Quoi qu’il en soit, des problèmes de gouvernance se posent si les champs de responsabilité ne sont pas clairement définis. Quel est l’impact sur les équipes ?
Il y a d’abord les conflits permanents latents ou/et déclarés liés à une compétition féroce entre les acteurs. La conflictualité occasionnée par l’absence d’une bonne définition des responsabilités génère la démotivation, des injustices et des frustrations et, à terme, un sentiment généralisé d’insécurité qui bloque tout le système.
Il faut rappeler que, d’une manière générale, l’absence des règles et des périmètres des responsabilités dans les organisations n’est pas synonyme de liberté ; il s’agit plus d’un vide structurant.

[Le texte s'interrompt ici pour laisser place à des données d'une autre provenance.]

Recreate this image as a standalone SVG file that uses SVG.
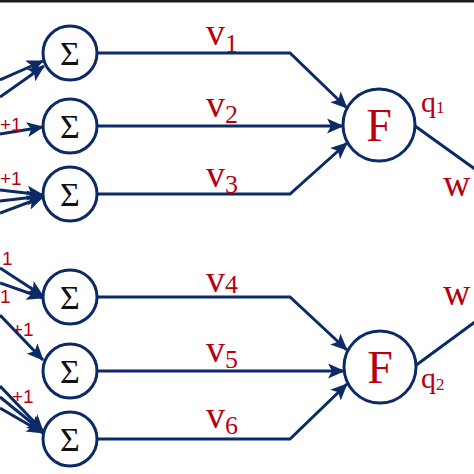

Le pouvoir d’exercer une responsabilité et la règle qui le définit sont simplement inséparables. C’est pourquoi la bonne gouvernance est basée sur des règles claires de gestion qui définissent les responsabilités des uns et des autres. C’est un indice de maturité d’une organisation. Malheureusement, nous connaissons tous les multiples chartes d’éthique qui vantent la bonne gouvernance affichées dans divers espaces des entreprises qui ne sont jamais respectées.
A votre avis, quels sont les modes de gouvernance type qui favorisent la bonne gestion des hommes ?
Il n’y a pas une définition type ou une recette miracle concernant les modes de gouvernance qui favorisent la bonne gestion des RH. Il y a par contre des règles à appliquer en la matière dont la transparence et la participation dans la prise de décision, l’information, le partage des bonnes pratiques, l’équité, la définition des rôles et des responsabilités, le dialogue et la négociation, l’anticipation, l’innovation dans le domaine social et managérial et la formation des équipes. Au Maroc, plus on parle de la bonne gouvernance, moins on la voit même dans les organisations qui donnent des leçons dans ce domaine ; les organisations de la société civile et les associations des droits humains, par exemple.